A couple of weeks ago, I told my freshman composition class that they needed to think hard about whether they should be in college. This flies in the face of what community college professors are supposed to say. We’re programmed, in one way or another, to tell students that getting a college degree is important to their success, that it can help them to a good, stable job, and that it will improve their lives–all of which are excellent things. There’s only one problem.
I no longer believe it will.
I won’t go into the fact that my students, like most community college students, live on the edge. It takes little to derail them: an illness, a sick parent or child, pregnancy, a missed payment on their house or car, a pink slip. Granted, these are not the kind of people who are movers and shakers, who are watching TED talks on how to make their work meaningful as well as rewarding (a sample of which you can find here). Yet these very students are among the most ambitious I’ve ever encountered in my 25 + years in higher education, and all they want is the lowest degree possible after high school: an associate’s degree, which may not be worth the paper it’s written on.
I won’t even go into the argument alluded to above: that the value of associate degrees is not guaranteed (although articles like this one in the October 3, 2013, issue of the Chronicle of Higher Education make that sobering point). My point was quite different, and it’s one I wish more people would consider.
It stems from the fact that most of us–99% of us, in fact–have to work to feed, clothe, and sustain ourselves. Of course, humans have always had to work for sustenance, and for much of our history, this work wasn’t too engaging. How interesting is it, for example, to gather berries or tend livestock? It may be satisfying, to a certain degree, but it isn’t mentally stimulating–at least, not in the same way that studying philosophy, or working on a multi-national marketing project, can be. Some time in the last fifty years or so, it seems that Americans have added several requirements to any job that we consider for a career: it must be lucrative, it must be meaningful (whatever that means), and it must be intellectually engaging.

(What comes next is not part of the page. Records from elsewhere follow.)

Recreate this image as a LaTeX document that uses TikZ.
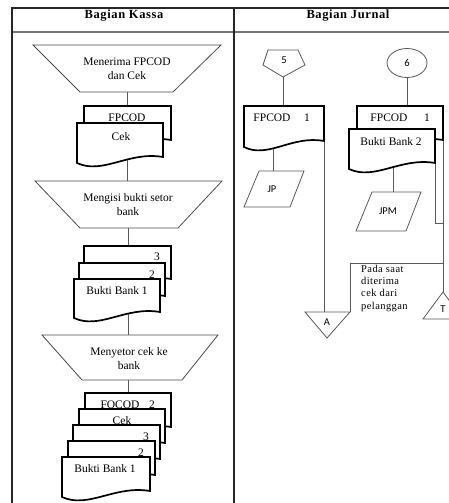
\documentclass[tikz,border=0pt]{standalone}
\usepackage{fontspec}
\setmainfont{Liberation Serif}
\newfontfamily\tagfont{Carlito}
\usetikzlibrary{shapes.geometric}

\tikzset{
  lanerule/.style={draw=black!85, line width=1.5pt},
  headrule/.style={draw=black!55, line width=1.2pt},
  manualop/.style={draw=black!70, line width=0.8pt, fill=white},
  docline/.style={draw=black, line width=1.7pt, fill=white, line join=miter},
  flow/.style={draw=black!65, line width=0.9pt},
  symbol/.style={draw=black!65, line width=0.8pt, fill=white},
  lanehead/.style={font=\bfseries\fontsize{12.5}{15}\selectfont\addfontfeature{LetterSpace=5}, inner sep=0},
  optext/.style={font=\fontsize{11.5}{14}\selectfont, align=center, inner sep=0},
  doctext/.style={font=\fontsize{11.5}{14}\selectfont, inner sep=0},
  tag/.style={font=\tagfont\fontsize{10.5}{12}\selectfont, inner sep=0},
  note/.style={font=\fontsize{10.5}{12.2}\selectfont\addfontfeature{LetterSpace=4}, align=left, inner sep=0, anchor=north west},
}

% document symbol: #1 name, #2 left, #3 top, #4 width, #5 height of left side
\newcommand\docsheet[5]{%
  \draw[docline] (#2,#3) coordinate (#1-nw) -- (#2+#4,#3) coordinate (#1-ne)
    -- (#2+#4,#3+#5-6) coordinate (#1-se)
    .. controls (#2+0.6*#4,#3+#5-12) and (#2+0.3*#4,#3+#5+12) .. (#2,#3+#5) coordinate (#1-sw)
    -- cycle;%
}

\begin{document}
\begin{tikzpicture}[x=1pt,y=-1pt]
\useasboundingbox (0,0) rectangle (449,503);
\clip (0,0) rectangle (449,503);

% ---------------- swimlanes ----------------
\draw[headrule] (12,32) -- (449,32);
\draw[lanerule] (12,503) -- (12,8) -- (449,8);
\draw[lanerule] (234,8) -- (234,503);
\node[lanehead] (kassa) at (124,16) {Bagian Kassa};
\node[lanehead] (jurnal) at (348,16) {Bagian Jurnal};

% ---------------- Bagian Kassa ----------------
% connection points
\coordinate (op1-s) at (127,92);
\coordinate (fp-n) at (127,106);
\coordinate (cek-s) at (127,160);
\coordinate (op2-n) at (127,181);
\coordinate (op2-s) at (128,228);
\coordinate (bb3-n) at (128,246);
\coordinate (bb1-s) at (128,314);
\coordinate (op3-n) at (128,335);
\coordinate (op3-s) at (128,380);
\coordinate (s1-n) at (128,393);

\draw[flow] (op1-s) -- (fp-n);
\draw[flow] (cek-s) -- (op2-n);
\draw[flow] (op2-s) -- (bb3-n);
\draw[flow] (bb1-s) -- (op3-n);
\draw[flow] (op3-s) -- (s1-n);

% receive FPCOD and cheque
\draw[manualop] (33,45) -- (221,45) -- (173,92) -- (80,92) -- cycle;
\node[optext] (op1) at (127,69) {Menerima FPCOD\\dan Cek};

\docsheet{fp}{84}{106}{87}{40}
\node[doctext] (fp-t) at (127,118) {FPCOD};
\docsheet{cek}{77}{123}{86}{40}
\node[doctext] (cek-t) at (121,137) {Cek};

% fill in deposit slip
\draw[manualop] (35,181) -- (222,181) -- (178,228) -- (80,228) -- cycle;
\node[optext] (op2) at (128,205) {Mengisi bukti setor\\bank};

\docsheet{bb3}{84}{246}{87}{39}
\node[doctext] (bb3-t) at (157,257) {3};
\docsheet{bb2}{79}{263}{86}{39}
\node[doctext] (bb2-t) at (152,275) {2};
\docsheet{bb1}{74}{279}{86}{39}
\node[doctext] (bb1-t) at (117,291) {Bukti Bank 1};

% deposit cheque to bank
\draw[manualop] (42,335) -- (218,335) -- (182,380) -- (82,380) -- cycle;
\node[optext] (op3) at (129,359) {Menyetor cek ke\\bank};

\docsheet{s1}{85}{393}{86}{40}
\node[doctext] (s1-t) at (120,405) {FOCOD};
\node[doctext] (s1-c) at (152,405) {2};
\docsheet{s2}{79}{409}{86}{40}
\node[doctext] (s2-t) at (122,421) {Cek};
\docsheet{s3}{73}{425}{87}{40}
\node[doctext] (s3-t) at (146,437) {3};
\docsheet{s4}{68}{441}{87}{40}
\node[doctext] (s4-t) at (141,453) {2};
\docsheet{s5}{62}{457}{88}{40}
\node[doctext] (s5-t) at (105,469) {Bukti Bank 1};

% ---------------- Bagian Jurnal ----------------
\coordinate (p5-s) at (283,77);
\coordinate (fpl-n) at (283,106);
\coordinate (fpl-s) at (273,149);
\coordinate (jp-n) at (273,171);
\coordinate (fpl-e) at (324,141);
\coordinate (ta-n) at (324,312);
\coordinate (fpr-n) at (407,106);
\coordinate (bbr-s) at (393,167);
\coordinate (jpm-n) at (393,192);
\coordinate (fpr-e) at (443,140);
\coordinate (tt-n) at (443,292);
\coordinate (bbr-e) at (435,163);
\coordinate (join) at (435,223);
\coordinate (join-r) at (443,223);
\coordinate (branch) at (443,263);
\coordinate (ta-e) at (350,312);

\draw[flow] (p5-s) -- (fpl-n);
\draw[flow] (fpl-s) -- (jp-n);
\draw[flow] (fpl-e) -- (ta-n);
\draw[flow] (bbr-s) -- (jpm-n);
\draw[flow] (fpr-e) -- (tt-n);
\draw[flow] (bbr-e) -- (join) -- (join-r);
\draw[flow] (branch) -- (350,263) -- (ta-e);

% off-page connector 5
\draw[symbol] (268,50) -- (298,50) -- (305,65) -- (283,77) -- (263,65) -- cycle;
\node[tag] (n5) at (284,60) {5};

\docsheet{fpl}{244}{106}{80}{41}
\node[doctext] (fpl-t) at (272,118) {FPCOD};
\node[doctext] (fpl-c) at (307,118) {1};

% journal JP
\draw[symbol] (259,171) -- (304,171) -- (290,207) -- (244,207) -- cycle;
\node[tag] (jp) at (272,189) {JP};

% connector 6
\node[symbol, ellipse, minimum width=40, minimum height=29, tag] (c6) at (407,63) {6};
\draw[flow] (c6.south) -- (fpr-n);

\docsheet{fpr}{357}{106}{86}{40}
\node[doctext] (fpr-t) at (389,118) {FPCOD};
\node[doctext] (fpr-c) at (427,118) {1};
\docsheet{bbr}{349}{129}{86}{40}
\node[doctext] (bbr-t) at (391,142) {Bukti Bank 2};

% journal JPM
\draw[symbol] (372,192) -- (421,192) -- (406,231) -- (356,231) -- cycle;
\node[tag] (jpm) at (388,211) {JPM};

% files A and T
\draw[symbol] (305,312) -- (350,312) -- (327,338) -- cycle;
\node[tag] (fa) at (327,322) {A};
\draw[symbol] (443,292) -- (463,319) -- (423,319) -- cycle;
\node[tag] (ft) at (443,309) {T};

\node[note] (np) at (361,265) {Pada saat\\diterima\\cek dari\\pelanggan};
\end{tikzpicture}
\end{document}
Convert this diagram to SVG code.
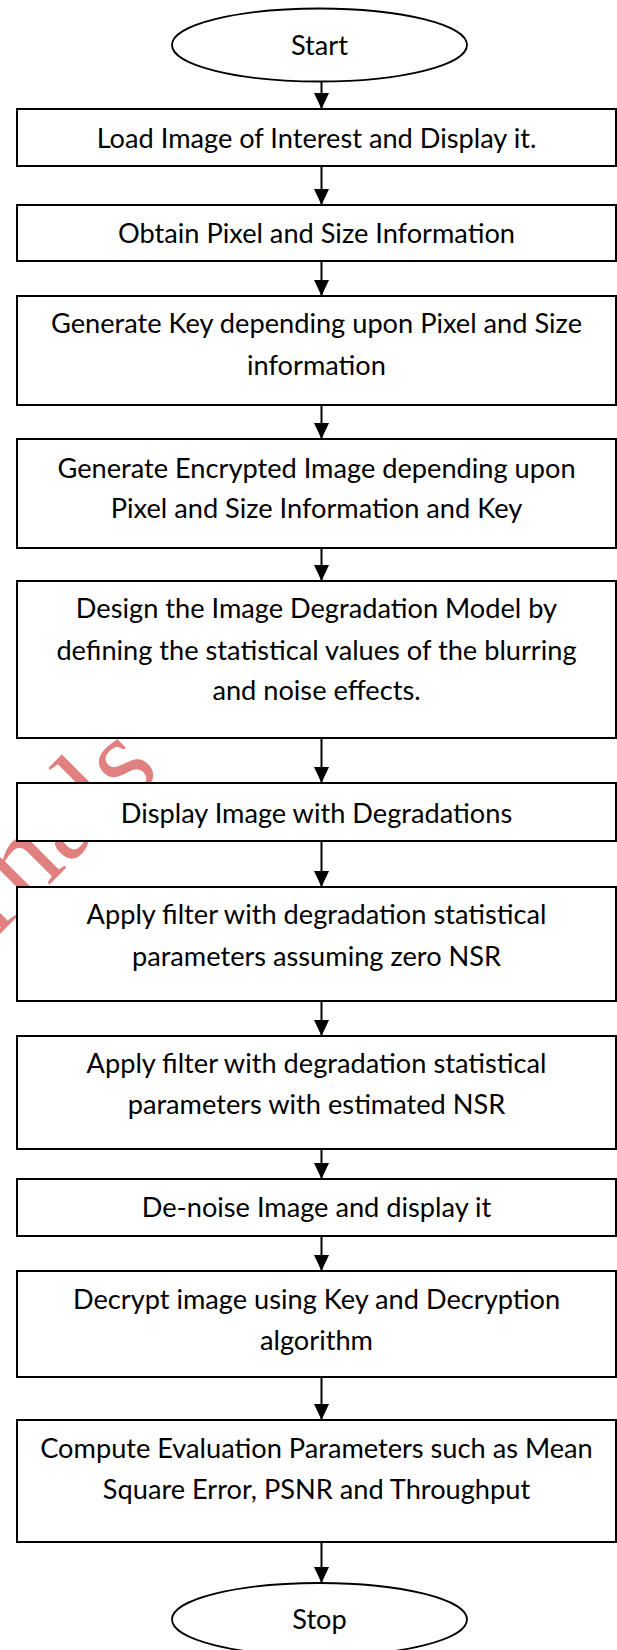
<svg xmlns="http://www.w3.org/2000/svg" width="617" height="1650" viewBox="0 0 617 1650">
<style>
.box{fill:#fff;stroke:#000;stroke-width:2}
.term{fill:#fff;stroke:#000;stroke-width:1.8}
.t{font-family:Lato,"Liberation Sans",sans-serif;font-size:27.2px;fill:#000;text-anchor:middle}
.c{stroke:#000;stroke-width:2;fill:none;marker-end:url(#ah)}
.wm{font-family:"Liberation Serif",serif;font-size:120px;fill:#e08080;text-anchor:end}
</style>
<defs>
<marker id="ah" markerUnits="userSpaceOnUse" viewBox="0 0 16 15" refX="16" refY="7.5" markerWidth="16" markerHeight="15" orient="auto">
<path d="M0,0 L16,7.5 L0,15 z" fill="#000"/>
</marker>
</defs>
<rect width="617" height="1650" fill="#fff"/>
<text class="wm" transform="translate(162,772) rotate(-45)">Journals</text>
<g id="connectors">
<line class="c" x1="321.5" y1="82" x2="321.5" y2="109"/>
<line class="c" x1="321.5" y1="166" x2="321.5" y2="205"/>
<line class="c" x1="321.5" y1="261" x2="321.5" y2="296"/>
<line class="c" x1="321.5" y1="405" x2="321.5" y2="439"/>
<line class="c" x1="321.5" y1="548" x2="321.5" y2="581"/>
<line class="c" x1="321.5" y1="738" x2="321.5" y2="783"/>
<line class="c" x1="321.5" y1="841" x2="321.5" y2="887"/>
<line class="c" x1="321.5" y1="1001" x2="321.5" y2="1036"/>
<line class="c" x1="321.5" y1="1149" x2="321.5" y2="1179"/>
<line class="c" x1="321.5" y1="1236" x2="321.5" y2="1271"/>
<line class="c" x1="321.5" y1="1377" x2="321.5" y2="1420"/>
<line class="c" x1="321.5" y1="1542" x2="321.5" y2="1583"/>
</g>
<g id="start"><ellipse class="term" cx="319.5" cy="45" rx="147.5" ry="36.5"/><text class="t" x="319.5" y="55">Start</text></g>
<g id="n1"><rect class="box" x="17" y="109" width="599" height="57"/><text class="t" x="316.5" y="148">Load Image of Interest and Display it.</text></g>
<g id="n2"><rect class="box" x="17" y="205" width="599" height="56"/><text class="t" x="316.5" y="243">Obtain Pixel and Size Information</text></g>
<g id="n3"><rect class="box" x="17" y="296" width="599" height="109"/><text class="t" x="316.5" y="333">Generate Key depending upon Pixel and Size</text><text class="t" x="316.5" y="375">information</text></g>
<g id="n4"><rect class="box" x="17" y="439" width="599" height="109"/><text class="t" x="316.5" y="478">Generate Encrypted Image depending upon</text><text class="t" x="316.5" y="518">Pixel and Size Information and Key</text></g>
<g id="n5"><rect class="box" x="17" y="581" width="599" height="157"/><text class="t" x="316.5" y="618">Design the Image Degradation Model by</text><text class="t" x="316.5" y="660">defining the statistical values of the blurring</text><text class="t" x="316.5" y="700">and noise effects.</text></g>
<g id="n6"><rect class="box" x="17" y="783" width="599" height="58"/><text class="t" x="316.5" y="823">Display Image with Degradations</text></g>
<g id="n7"><rect class="box" x="17" y="887" width="599" height="114"/><text class="t" x="316.5" y="924">Apply filter with degradation statistical</text><text class="t" x="316.5" y="966">parameters assuming zero NSR</text></g>
<g id="n8"><rect class="box" x="17" y="1036" width="599" height="113"/><text class="t" x="316.5" y="1073">Apply filter with degradation statistical</text><text class="t" x="316.5" y="1114">parameters with estimated NSR</text></g>
<g id="n9"><rect class="box" x="17" y="1179" width="599" height="57"/><text class="t" x="316.5" y="1217">De-noise Image and display it</text></g>
<g id="n10"><rect class="box" x="17" y="1271" width="599" height="106"/><text class="t" x="316.5" y="1309">Decrypt image using Key and Decryption</text><text class="t" x="316.5" y="1350">algorithm</text></g>
<g id="n11"><rect class="box" x="17" y="1420" width="599" height="122"/><text class="t" x="316.5" y="1458">Compute Evaluation Parameters such as Mean</text><text class="t" x="316.5" y="1499">Square Error, PSNR and Throughput</text></g>
<g id="stop"><ellipse class="term" cx="319.5" cy="1619.5" rx="147.5" ry="36.5"/><text class="t" x="319.5" y="1629">Stop</text></g>
</svg>
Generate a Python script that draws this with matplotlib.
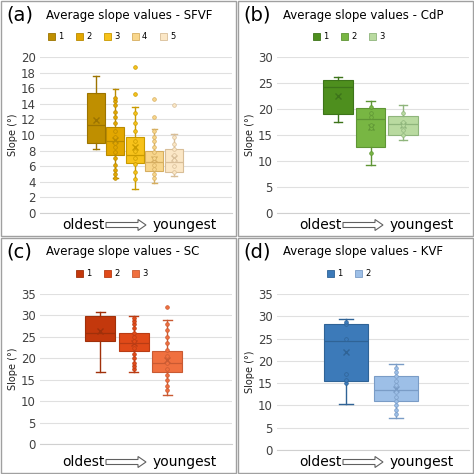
import matplotlib
matplotlib.use("Agg")
import matplotlib.pyplot as plt
from matplotlib.patches import Rectangle, FancyArrow

# ---------------- data ----------------
titles = ["Average slope values - SFVF", "Average slope values - CdP",
          "Average slope values - SC", "Average slope values - KVF"]
letters = ["(a)", "(b)", "(c)", "(d)"]
ymaxs = [20, 30, 35, 35]
ysteps = [2, 5, 5, 5]

# stats per box: whislo, q1, med, q3, whishi, mean
a_stats = [[8.2, 9.0, 11.3, 15.4, 17.6, 11.9],
           [4.5, 7.4, 9.2, 11.0, 15.9, 9.3],
           [3.1, 6.4, 7.5, 9.7, 13.6, 8.5],
           [3.9, 5.4, 6.6, 8.0, 10.8, 6.9],
           [4.8, 5.3, 6.6, 8.2, 10.1, 7.0]]
a_points = [[],
            [4.5, 5.0, 5.5, 6.2, 7.0, 7.8, 8.5, 9.0, 9.8, 10.5, 11.5, 12.3, 13.0, 13.8, 14.3, 14.7],
            [4.3, 5.2, 6.3, 7.0, 8.0, 9.2, 10.5, 11.5, 12.8, 15.3, 18.7],
            [4.5, 5.0, 5.6, 6.2, 7.0, 7.8, 8.5, 9.2, 9.8, 10.5, 12.3, 14.6],
            [5.3, 6.0, 6.8, 7.5, 8.2, 8.8, 9.7, 13.8]]
b_stats = [[17.5, 19.0, 24.2, 25.6, 26.2, 22.5],
           [9.3, 12.6, 18.0, 20.1, 21.6, 16.5],
           [14.0, 15.0, 17.1, 18.7, 20.8, 17.0]]
b_points = [[],
            [11.5, 16.3, 17.0, 18.5, 19.3, 20.3],
            [15.0, 16.0, 17.0, 17.5, 19.3]]
c_stats = [[16.8, 24.0, 26.0, 29.8, 30.7, 26.3],
           [16.8, 21.6, 23.5, 25.9, 29.9, 23.6],
           [11.5, 16.7, 19.0, 21.7, 28.9, 19.5]]
c_points = [[],
            [17.5, 18.2, 19.0, 20.0, 21.0, 22.5, 24.0, 25.0, 26.0, 27.0, 28.0, 28.8, 29.3],
            [12.5, 13.5, 15.0, 16.0, 17.5, 19.0, 20.5, 22.0, 23.5, 25.0, 26.5, 28.0, 31.9]]
d_stats = [[10.4, 15.5, 24.5, 28.3, 29.3, 22.0],
           [7.1, 11.0, 13.4, 16.5, 19.4, 13.6]]
d_points = [[15.0, 15.8, 17.0, 24.8, 28.2, 28.7],
            [8.0, 9.0, 10.0, 11.0, 12.0, 13.0, 14.5, 15.5, 16.5, 17.5, 18.5]]
all_stats = [a_stats, b_stats, c_stats, d_stats]
all_points = [a_points, b_points, c_points, d_points]
labels = [["1", "2", "3", "4", "5"], ["1", "2", "3"], ["1", "2", "3"], ["1", "2"]]

colors = [["#BF8F00", "#E3A700", "#F7C21A", "#F8D68C", "#FBE7C6"],
          ["#4E8F1E", "#78B643", "#B9DAA0"],
          ["#C3380C", "#E04A19", "#F0703F"],
          ["#3C7AB9", "#9DBFE7"]]
edges = [["#9C7400", "#B98A00", "#C99A00", "#D6AE60", "#D8BE98"],
         ["#3D741A", "#5F9535", "#8FB57C"],
         ["#A0300A", "#B93C14", "#C95A32"],
         ["#2F6396", "#7A9CC6"]]
xlims = [(-1.87, 7.98), (-0.88, 5.03), (-0.8, 4.93), (-0.38, 3.46)]
widths = [0.92, 0.9, 0.9, 0.88]

# ---------------- figure ----------------
fig = plt.figure(figsize=(4.74, 4.74), dpi=100)
fig.patch.set_facecolor("white")
W = 474.0
origins = [(0, 0), (237, 0), (0, 237), (237, 237)]
bottoms = [213, 213, 207, 213]

for k in range(4):
    ox, oy = origins[k]
    fig.patches.append(Rectangle(((ox + 1) / W, 1 - (oy + 236) / W), 235 / W, 235 / W,
                                 transform=fig.transFigure, fill=False,
                                 edgecolor="#A0A0A0", lw=1.0))
    left = (ox + 40) / W
    right = (ox + 232) / W
    top = 1 - (oy + 57) / W
    bot = 1 - (oy + bottoms[k]) / W
    ax = fig.add_axes([left, bot, right - left, top - bot])
    stats = all_stats[k]
    n = len(stats)
    bx = []
    for s in stats:
        bx.append(dict(whislo=s[0], q1=s[1], med=s[2], q3=s[3], whishi=s[4], mean=s[5], fliers=[]))
    pos = list(range(1, n + 1))
    res = ax.bxp(bx, positions=pos, widths=widths[k], patch_artist=True,
                 showmeans=True, meanline=False, manage_ticks=False, capwidths=widths[k] * 0.3)
    for i in range(n):
        res["boxes"][i].set_facecolor(colors[k][i])
        res["boxes"][i].set_edgecolor(edges[k][i])
        res["boxes"][i].set_linewidth(0.8)
        res["medians"][i].set_color(edges[k][i])
        res["medians"][i].set_linewidth(0.9)
        for j in (2 * i, 2 * i + 1):
            res["whiskers"][j].set_color(edges[k][i])
            res["caps"][j].set_color(edges[k][i])
        res["means"][i].set_marker("x")
        res["means"][i].set_markeredgecolor(edges[k][i])
        res["means"][i].set_markersize(5)
        pts = all_points[k][i]
        if pts:
            ax.scatter([pos[i]] * len(pts), pts, s=7, facecolor=colors[k][i],
                       edgecolor=edges[k][i], linewidth=0.5, zorder=4)
    ax.set_xlim(*xlims[k])
    ax.set_ylim(0, ymaxs[k])
    ax.set_yticks(range(0, ymaxs[k] + 1, ysteps[k]))
    ax.set_xticks([])
    ax.grid(axis="y", color="#E0E0E0", lw=0.8)
    ax.set_axisbelow(True)
    for sp in ["top", "right", "left"]:
        ax.spines[sp].set_visible(False)
    ax.spines["bottom"].set_color("#D0D0D0")
    ax.tick_params(axis="y", length=0, labelsize=8.5, colors="#404040", pad=3)
    ax.set_ylabel("Slope (°)", fontsize=7, color="#202020", labelpad=2)

    # texts
    fig.text((ox + 6) / W, 1 - (oy + 15) / W, letters[k], fontsize=14, va="center", ha="left")
    fig.text((ox + 46) / W, 1 - (oy + 15) / W, titles[k], fontsize=8.5, va="center", ha="left")
    # legend
    lx = ox + 118 - n * 14
    for i in range(n):
        x0 = lx + i * 28
        fig.patches.append(Rectangle((x0 / W, 1 - (oy + 40) / W), 7 / W, 7 / W,
                                     transform=fig.transFigure, facecolor=colors[k][i],
                                     edgecolor=edges[k][i], lw=0.6))
        fig.text((x0 + 10) / W, 1 - (oy + 36.5) / W, labels[k][i], fontsize=6,
                 va="center", ha="left")
    # oldest -> youngest
    ty = 1 - (oy + 225) / W
    fig.text((ox + 62) / W, ty, "oldest", fontsize=10, va="center", ha="left")
    fig.text((ox + 153) / W, ty, "youngest", fontsize=10, va="center", ha="left")
    fig.patches.append(FancyArrow(
        (ox + 106) / W, ty, 40 / W, 0, width=5 / W, head_width=11 / W, head_length=8 / W,
        length_includes_head=True, transform=fig.transFigure,
        facecolor="white", edgecolor="#606060", lw=0.8))

fig.savefig("out.png", dpi=100)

Any truly desirable job must exercise our minds and feed our souls as well as fill our pockets.
And because of this expectation–that our jobs will exercise and use our minds–we have given up the responsibility to do so ourselves. What this means is that when we take a job that is not intellectually challenging, as some of us must, we tend to give up on seeking out ways to enrich our minds through work. We succumb to the lure of popular culture, with its insipid siren call to watch pointless television shows; we anesthetize ourselves with a partying culture that emphasizes drinking, drug use, and sex as a means of escape from an existence of drudgery. Once thoroughly anesthetized, we are seduced into accepting the status quo without questioning if it is, after all, the best way to live.
It doesn’t have to be this way, however. What I told my students is that they need to find out what’s important to them and make that their Work–with a capital “W.” This Work, I said, is what will get them through all the crummy jobs–and there will be many of those–they’ll be forced to take. For example, maybe their Work is writing short stories, or playing jazz guitar, or spinning wool and knitting sweaters: the actual Work they do doesn’t matter. Rather, it’s the devotion they bring to it, their dedication to it, that will enrich them and allow them to deal with having to take work that doesn’t allow them to find life meaningful. Be a barista if you have to, I told them; but make sure you have Work to make your work worth doing.
Those of us who live in capitalist countries, whose work is appropriated by others for profit, have the greatest need to find our own Work, so that we make our lives count for something other than a ledger sheet of profit and loss. If we must labor to live, and if only a few of us can find work that exercises all–or even a majority–of our faculties, then it is up to each one of us to find the Work that makes us human. This is what I was urging my students to do when I told them to think about whether they should be in college: do not let college prevent you from finding your Work and dedicating yourself to it. Don’t expect to find a job that will line up perfectly with your Work (although some people are lucky enough to do that). Instead, I said, get a job to help support that Work and make your life possible; your Work will make it meaningful.